I drove out of the parking lot in disgrace, took a left turn onto the sleepy road, a right turn onto the two-lane route I’d started on, and suddenly, there we were, back at the DMV. It was over.

“I took some points off for your parking,” said the examiner. “Because that was…” He paused as if searching for the correct word. “Terrible.”

With a dour expression, he handed me the score sheet. And then I saw that he had checked the box next to “Pass.”

I leapt from the car, giddy with joy, threw my arms around my strict, demanding, handsome driving instructor, who was waiting there with Dingo, and waltzed inside. As she took my beaming photo, the DMV lady told me, “Oh, honey, no one can park, we all park like crap. I practically hit my own garage every night.”
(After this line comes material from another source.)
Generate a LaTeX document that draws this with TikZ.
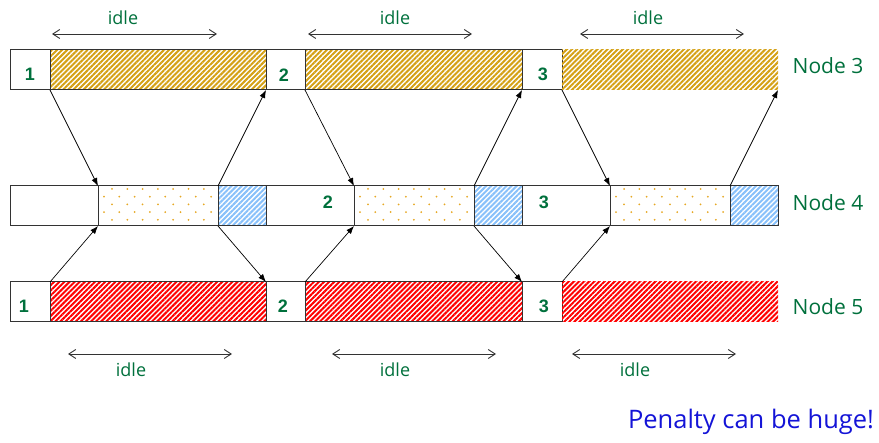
\documentclass[tikz,border=0pt]{standalone}
\usepackage{fontspec}
\setmainfont{Open Sans}
\newfontfamily\numfont{Liberation Sans}
\usetikzlibrary{arrows.meta,patterns.meta}
\definecolor{lblgreen}{RGB}{0,112,60}
\definecolor{hatchgold}{RGB}{212,160,20}
\definecolor{hatchblue}{RGB}{135,192,250}
\definecolor{dotgold}{RGB}{230,168,36}
\definecolor{penblue}{RGB}{20,20,215}

% dotted filling of a busy slot on node 4
\newcommand{\sprinkle}[1]{%
  \foreach \i in {0,...,6}
    \foreach \j in {0,2,4}
      \fill[dotgold] ([shift={(14+\i*15.3,3+\j*7.7)}]#1.north west) circle (1pt);
  \foreach \i in {0,...,7}
    \foreach \j in {1,3}
      \fill[dotgold] ([shift={(6+\i*15.3,3+\j*7.7)}]#1.north west) circle (1pt);
}

\tikzset{
  slot/.style={rectangle,draw=black!80,line width=1pt,inner sep=0pt,outer sep=0pt,
               minimum height=40pt,anchor=north west},
  goldhatch/.style={pattern={Lines[angle=45,distance=3.6pt,line width=2pt]},pattern color=hatchgold},
  redhatch/.style={pattern={Lines[angle=45,distance=3.6pt,line width=2pt]},pattern color=red},
  bluehatch/.style={pattern={Lines[angle=45,distance=3.6pt,line width=2pt]},pattern color=hatchblue},
  num/.style={font=\numfont\bfseries\fontsize{18}{18}\selectfont,text=lblgreen,inner sep=0pt},
  idle/.style={font=\fontsize{18}{18}\selectfont,text=lblgreen,inner sep=0pt},
  host/.style={font=\fontsize{21}{21}\selectfont,text=lblgreen,inner sep=0pt},
  msg/.style={-{Latex[length=8pt,width=6pt]},line width=0.7pt},
  span/.style={{Straight Barb[length=7pt,width=9pt]}-{Straight Barb[length=7pt,width=9pt]},
               line width=0.9pt,draw=black!80},
}

\begin{document}
\begin{tikzpicture}[x=1pt,y=-1pt]
  \useasboundingbox (0,0) rectangle (879,443);

  % node 3
  \node[slot,minimum width=40pt] (t1) at (10,50) {};
  \node[slot,goldhatch,minimum width=216pt] (ti1) at (50,50) {};
  \node[slot,minimum width=39pt] (t2) at (266,50) {};
  \node[slot,goldhatch,minimum width=217pt] (ti2) at (305,50) {};
  \node[slot,minimum width=40pt] (t3) at (522,50) {};
  \node[slot,goldhatch,draw=none,minimum width=216pt] (ti3) at (562,50) {};

  % node 4
  \node[slot,minimum width=88pt] (m1) at (10,186) {};
  \node[slot,minimum width=120pt] (mw1) at (98,186) {};
  \node[slot,bluehatch,minimum width=48pt] (mb1) at (218,186) {};
  \node[slot,minimum width=88pt] (m2) at (266,186) {};
  \node[slot,minimum width=120pt] (mw2) at (354,186) {};
  \node[slot,bluehatch,minimum width=48pt] (mb2) at (474,186) {};
  \node[slot,minimum width=88pt] (m3) at (522,186) {};
  \node[slot,minimum width=120pt] (mw3) at (610,186) {};
  \node[slot,bluehatch,minimum width=48pt] (mb3) at (730,186) {};
  \sprinkle{mw1}
  \sprinkle{mw2}
  \sprinkle{mw3}

  % node 5
  \node[slot,minimum width=40pt] (b1) at (10,282) {};
  \node[slot,redhatch,minimum width=216pt] (bi1) at (50,282) {};
  \node[slot,minimum width=39pt] (b2) at (266,282) {};
  \node[slot,redhatch,minimum width=217pt] (bi2) at (305,282) {};
  \node[slot,minimum width=40pt] (b3) at (522,282) {};
  \node[slot,redhatch,draw=none,minimum width=216pt] (bi3) at (562,282) {};

  % step numbers
  \node[num] (nt1) at (30,74.5) {1};
  \node[num] (nt2) at (284,75) {2};
  \node[num] (nt3) at (543,74.5) {3};
  \node[num] (nm2) at (328,202.5) {2};
  \node[num] (nm3) at (544,202.5) {3};
  \node[num] (nb1) at (24,306.5) {1};
  \node[num] (nb2) at (283,306) {2};
  \node[num] (nb3) at (544,306) {3};

  \node[host] (h3) at (828,66) {Node 3};
  \node[host] (h4) at (828,203) {Node 4};
  \node[host] (h5) at (828,307) {Node 5};

  % messages between the nodes
  \draw[msg] (t1.south east) -- (mw1.north west);
  \draw[msg] (mb1.north west) -- (t2.south west);
  \draw[msg] (t2.south east) -- (mw2.north west);
  \draw[msg] (mb2.north west) -- (t3.south west);
  \draw[msg] (t3.south east) -- (mw3.north west);
  \draw[msg] (mb3.north west) -- (ti3.south east);
  \draw[msg] (b1.north east) -- (mw1.south west);
  \draw[msg] (mb1.south west) -- (b2.north west);
  \draw[msg] (b2.north east) -- (mw2.south west);
  \draw[msg] (mb2.south west) -- (b3.north west);
  \draw[msg] (b3.north east) -- (mw3.south west);

  % idle spans
  \coordinate (ua1) at (52,34);   \coordinate (ub1) at (217,34);
  \coordinate (ua2) at (308,34);  \coordinate (ub2) at (472,34);
  \coordinate (ua3) at (580,34);  \coordinate (ub3) at (744,34);
  \coordinate (da1) at (68,354);  \coordinate (db1) at (232,354);
  \coordinate (da2) at (332,354); \coordinate (db2) at (496,354);
  \coordinate (da3) at (572,354); \coordinate (db3) at (736,354);
  \draw[span] (ua1) -- (ub1);
  \draw[span] (ua2) -- (ub2);
  \draw[span] (ua3) -- (ub3);
  \draw[span] (da1) -- (db1);
  \draw[span] (da2) -- (db2);
  \draw[span] (da3) -- (db3);
  \node[idle] (iu1) at (123,18) {idle};
  \node[idle] (iu2) at (395,18) {idle};
  \node[idle] (iu3) at (648,18) {idle};
  \node[idle] (id1) at (131,370) {idle};
  \node[idle] (id2) at (395,370) {idle};
  \node[idle] (id3) at (635,370) {idle};

  \node[anchor=base,font=\fontsize{25.5}{25.5}\selectfont,text=penblue,inner sep=0pt] (pen) at (751,429)
    {Penalty can be huge!};
\end{tikzpicture}
\end{document}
After that ordeal, the rest of the day was ours. Brendan drove us to the farmhouse. His parents made us a beautiful lunch: fresh pesto, cantaloupe with proscuitto, and a Caprese salad with ripe farm stand tomatoes. Sitting outside at the table in the grass, looking at the mountains, we drank the bottle of Taittinger I’d brought to celebrate.

Then, for an hour or so, I fell into a near-coma on the couch in the summer barn. Dingo, as worn out as I was, burrowed into a spot behind the couch and conked out, too.
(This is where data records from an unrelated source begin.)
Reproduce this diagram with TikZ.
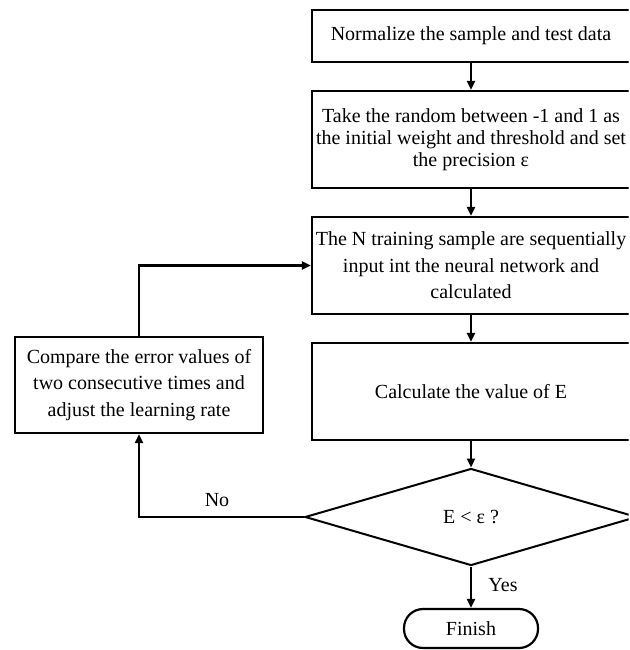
\documentclass[tikz,border=0pt]{standalone}
\usepackage{fontspec}
\setmainfont{Liberation Serif}
\usetikzlibrary{arrows.meta,shapes.geometric}
\tikzset{
  stepbox/.style={draw, line width=2.2pt, rectangle, inner sep=0pt, align=center,
    font=\fontsize{20}{26.5}\selectfont},
  decide/.style={draw, line width=2pt, diamond, inner sep=0pt, aspect=3.4,
    minimum width=332pt, minimum height=97pt, font=\fontsize{20}{24}\selectfont},
  term/.style={draw, line width=2.2pt, rectangle, rounded corners=19pt, inner sep=0pt,
    minimum width=134pt, minimum height=39pt, font=\fontsize{20}{24}\selectfont},
  lbl/.style={font=\fontsize{20}{24}\selectfont, inner sep=0pt},
  flow/.style={line width=2.2pt, -{Triangle[length=9pt,width=8pt]}},
}
\begin{document}
\begin{tikzpicture}[x=1pt,y=-1pt]
\useasboundingbox (0,0) rectangle (629,650);
\clip (0,0) rectangle (628.7,650);
\node[stepbox, minimum width=318pt, minimum height=52pt] (b1) at (471,36)
  {Normalize the sample and test data};
\node[stepbox, minimum width=318pt, minimum height=97pt,
  font=\fontsize{20}{21.7}\selectfont] (b2) at (471,139.5)
  {Take the random between -1 and 1 as\\the initial weight and threshold and set\\the precision ε};
\node[stepbox, minimum width=318pt, minimum height=97pt] (b3) at (471,265.5)
  {The N training sample are sequentially\\input int the neural network and\\calculated};
\node[stepbox, minimum width=318pt, minimum height=97pt] (b4) at (471,391.5)
  {Calculate the value of E};
\node[decide] (d) at (471,517) {E < ε ?};
\node[term] (fin) at (471,628.5) {Finish};
\node[stepbox, minimum width=248pt, minimum height=96pt] (cmp) at (139,385)
  {Compare the error values of\\two consecutive times and\\adjust the learning rate};
\node[lbl] (no) at (217,500) {No};
\node[lbl] (yes) at (503,585) {Yes};
\draw[flow] (b1) -- (b2);
\draw[flow] (b2) -- (b3);
\draw[flow] (b3) -- (b4);
\draw[flow] (b4) -- (d);
\draw[flow] (d) -- (fin);
\draw[flow] (d.west) -| (cmp.south);
\draw[flow] (cmp.north) |- (b3.west);
\end{tikzpicture}
\end{document}
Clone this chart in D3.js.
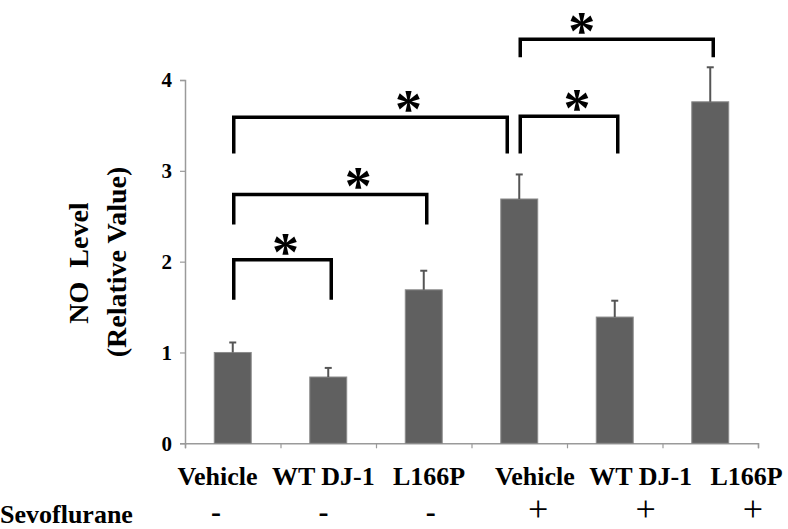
<!DOCTYPE html>
<html>
<head>
<meta charset="utf-8">
<script src="https://cdn.jsdelivr.net/npm/d3@7"></script>
<style>
  body { margin: 0; background: #fff; }
  svg text { font-family: "Liberation Serif", "Tinos", "DejaVu Serif", serif; }
</style>
</head>
<body>
<div id="chart"></div>
<script>
// DATA
const groups = ["Vehicle", "WT DJ-1", "L166P", "Vehicle", "WT DJ-1", "L166P"];
const sevo = ["-", "-", "-", "+", "+", "+"];
const noLevel = [1.0, 0.73, 1.69, 2.69, 1.39, 3.76];
const noErr = [0.11, 0.10, 0.21, 0.27, 0.18, 0.38];
const yTicks = [0, 1, 2, 3, 4];
// significance brackets: bar index from/to, line level and leg end (relative value)
const sigFrom = [0, 0, 0, 3, 3];
const sigTo = [1, 2, 3, 4, 5];
const sigTop = [2.02, 2.74, 3.59, 3.60, 4.45];
const sigLeg = [1.58, 2.41, 3.19, 3.19, 4.25];

// CHART
const svgWidth = 788, svgHeight = 529;
const serif = "'Liberation Serif', Tinos, 'DejaVu Serif', serif";
const svg = d3.select("#chart").append("svg")
  .attr("width", svgWidth)
  .attr("height", svgHeight)
  .attr("font-family", serif);

const idx = d3.range(groups.length);

const x = d3.scaleBand()
  .domain(idx)
  .range([185, 758])
  .paddingInner(0.613)
  .paddingOuter(0.3065);

const xEdge = d3.scaleLinear().domain([0, groups.length]).range([185, 758]);

const y = d3.scaleLinear().domain([0, 4]).range([443.3, 80]);

const cx = i => x(i) + x.bandwidth() / 2;

// y axis
const yAxis = svg.append("g")
  .attr("transform", "translate(185,0)")
  .call(d3.axisLeft(y).tickValues(yTicks).tickSize(5).tickPadding(8).tickFormat(d3.format("d")));
yAxis.attr("font-family", serif);
yAxis.select(".domain").attr("stroke", "#9a9a9a").attr("stroke-width", 1.5);
yAxis.selectAll(".tick line").attr("stroke", "#9a9a9a").attr("stroke-width", 1.2);
yAxis.selectAll(".tick text")
  .attr("font-size", 21)
  .attr("font-weight", "bold")
  .attr("fill", "#000");

// x axis (ticks between groups)
const xAxis = svg.append("g")
  .attr("transform", `translate(0,${y(0)})`)
  .call(d3.axisBottom(xEdge).tickValues(d3.range(groups.length + 1)).tickSize(5).tickFormat(""));
xAxis.select(".domain").attr("stroke", "#9a9a9a").attr("stroke-width", 1.5);
xAxis.selectAll(".tick line").attr("stroke", "#9a9a9a").attr("stroke-width", 1.2);

// bars
svg.append("g").selectAll("rect")
  .data(noLevel)
  .join("rect")
  .attr("x", (d, i) => x(i))
  .attr("y", d => y(d))
  .attr("width", x.bandwidth())
  .attr("height", d => y(0) - y(d))
  .attr("fill", "#606060")
  .attr("stroke", "#8c8c8c")
  .attr("stroke-width", 1);

// error bars (upper only)
const err = svg.append("g")
  .attr("stroke", "#555")
  .attr("stroke-width", 2);
err.selectAll("line.stem")
  .data(noLevel)
  .join("line")
  .attr("class", "stem")
  .attr("x1", (d, i) => cx(i))
  .attr("x2", (d, i) => cx(i))
  .attr("y1", d => y(d))
  .attr("y2", (d, i) => y(d + noErr[i]));
err.selectAll("line.cap")
  .data(noLevel)
  .join("line")
  .attr("class", "cap")
  .attr("x1", (d, i) => cx(i) - 3.5)
  .attr("x2", (d, i) => cx(i) + 3.5)
  .attr("y1", (d, i) => y(d + noErr[i]))
  .attr("y2", (d, i) => y(d + noErr[i]));

// significance brackets
const sigIdx = d3.range(sigFrom.length);
// pull a right leg in a little when another bracket starts at the same bar
const rightX = k => {
  const clash = sigFrom.some((f, j) => j !== k && f === sigTo[k]);
  return cx(sigTo[k]) + (clash ? -12 : 3);
};
const leftX = k => cx(sigFrom[k]) + 1;
const starShift = [3, 28, 38, 8, -35];

svg.append("g").selectAll("path")
  .data(sigIdx)
  .join("path")
  .attr("d", k => `M${leftX(k)},${y(sigLeg[k])}V${y(sigTop[k])}H${rightX(k)}V${y(sigLeg[k])}`)
  .attr("fill", "none")
  .attr("stroke", "#000")
  .attr("stroke-width", 3.5);

svg.append("g").selectAll("text")
  .data(sigIdx)
  .join("text")
  .attr("x", k => (leftX(k) + rightX(k)) / 2 + starShift[k])
  .attr("y", k => y(sigTop[k]) + 10)
  .attr("text-anchor", "middle")
  .attr("font-size", 54)
  .attr("font-weight", "bold")
  .text("*");

// y axis title
svg.append("text")
  .attr("transform", "translate(88,263) rotate(-90)")
  .attr("text-anchor", "middle")
  .attr("font-size", 28)
  .attr("font-weight", "bold")
  .style("white-space", "pre")
  .text("NO  Level");
svg.append("text")
  .attr("transform", "translate(126,262) rotate(-90)")
  .attr("text-anchor", "middle")
  .attr("font-size", 28)
  .attr("font-weight", "bold")
  .text("(Relative Value)");

// group labels and sevoflurane row
const labelX = d3.scalePoint().domain(idx).range([217.5, 746.5]);
const signX = d3.scalePoint().domain(idx).range([216, 753]);

svg.append("g").selectAll("text")
  .data(groups)
  .join("text")
  .attr("x", (d, i) => labelX(i))
  .attr("y", 485)
  .attr("text-anchor", "middle")
  .attr("font-size", 26)
  .attr("font-weight", "bold")
  .text(d => d);

svg.append("text")
  .attr("x", 0)
  .attr("y", 523)
  .attr("font-size", 26)
  .attr("font-weight", "bold")
  .text("Sevoflurane");

svg.append("g").selectAll("text")
  .data(sevo)
  .join("text")
  .attr("x", (d, i) => signX(i))
  .attr("y", d => d === "+" ? 521 : 522)
  .attr("text-anchor", "middle")
  .attr("font-size", d => d === "+" ? 36 : 30)
  .attr("font-weight", d => d === "+" ? "normal" : "bold")
  .text(d => d);
</script>
</body>
</html>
Later, Brendan and his mother and I went blueberry picking up Foss Mountain. We settled into a patch on the flank of the ridge, hot in the sun, and picked handful after handful of the low-bush, perfectly ripe little berries, which fell off the stems into our hands. Dingo wallowed happily in a shady leftover rain puddle.

“FUCKER!” Brendan suddenly yelled at the wasp who’d stung his hand, dropping his box of berries and leaping about. As his hand swelled into a monstrous lobster claw, we decided the fun was over. We quickly consolidated all the remaining berries in the basket we’d brought and hiked back to the car, which lurched down the steep, mud-rutted dirt road. Back at home, we put on bathing suits and gathered towels.
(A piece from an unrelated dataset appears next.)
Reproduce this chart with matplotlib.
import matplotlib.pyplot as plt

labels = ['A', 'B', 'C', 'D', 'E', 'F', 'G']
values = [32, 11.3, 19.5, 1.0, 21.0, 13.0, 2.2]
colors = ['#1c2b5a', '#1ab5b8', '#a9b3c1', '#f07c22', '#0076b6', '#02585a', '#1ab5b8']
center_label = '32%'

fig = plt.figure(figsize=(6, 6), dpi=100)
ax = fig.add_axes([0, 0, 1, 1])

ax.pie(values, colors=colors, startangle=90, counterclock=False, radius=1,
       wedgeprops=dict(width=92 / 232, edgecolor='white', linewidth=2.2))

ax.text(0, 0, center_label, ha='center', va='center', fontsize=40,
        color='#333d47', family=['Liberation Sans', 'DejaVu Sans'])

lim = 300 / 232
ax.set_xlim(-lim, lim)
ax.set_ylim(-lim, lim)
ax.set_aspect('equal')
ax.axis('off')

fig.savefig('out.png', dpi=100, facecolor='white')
We joined Brendan’s father down at the dock by Snake Cove, which thank God has no snakes in it anymore, that we know of. As the sun set, back at home, we sat outside and drank cold Frascati, watching hundreds of dragonflies trolling through the air for little gnats and midges and, we hoped, some of the wasps who’ve taken up residence this summer in every available crevice of the house’s exterior.

At the long table with candles lit in the summer barn, we feasted on steamed lobsters and lemon butter, corn on the cob, and asparagus. Dessert was maple-walnut ice cream from a local creamery with, of course, blueberries.

After dinner, Brendan drove us back to Portland: it was very relaxing to be a passenger again. But now, I’m a licensed driver, not just passive deadweight. Now, I am legally allowed to get into a car and drive it anywhere I want, alone! Look out, world.

Berries a la Susan

Tonight, a couple of friends, both excellent cooks themselves, are coming over for dinner. In hopes of impressing and pleasing them, I’m making a recipe my friend Rosie sent me: lobster paella with chicken thighs and chorizo. And dessert will be the blueberries I picked the other day.

When I asked my friend Susan, who lives in London but is vacationing right now in Jamestown, Rhode Island and living on local farm stand produce, for advice about what to do with them, she wrote back the following sort-of-recipe: “Last night I made strawberries and blackberries with whipped cream topped with almonds crushed a bit and toasted under the broiler. The nuts made it astonishing.” So that is what I’ll do.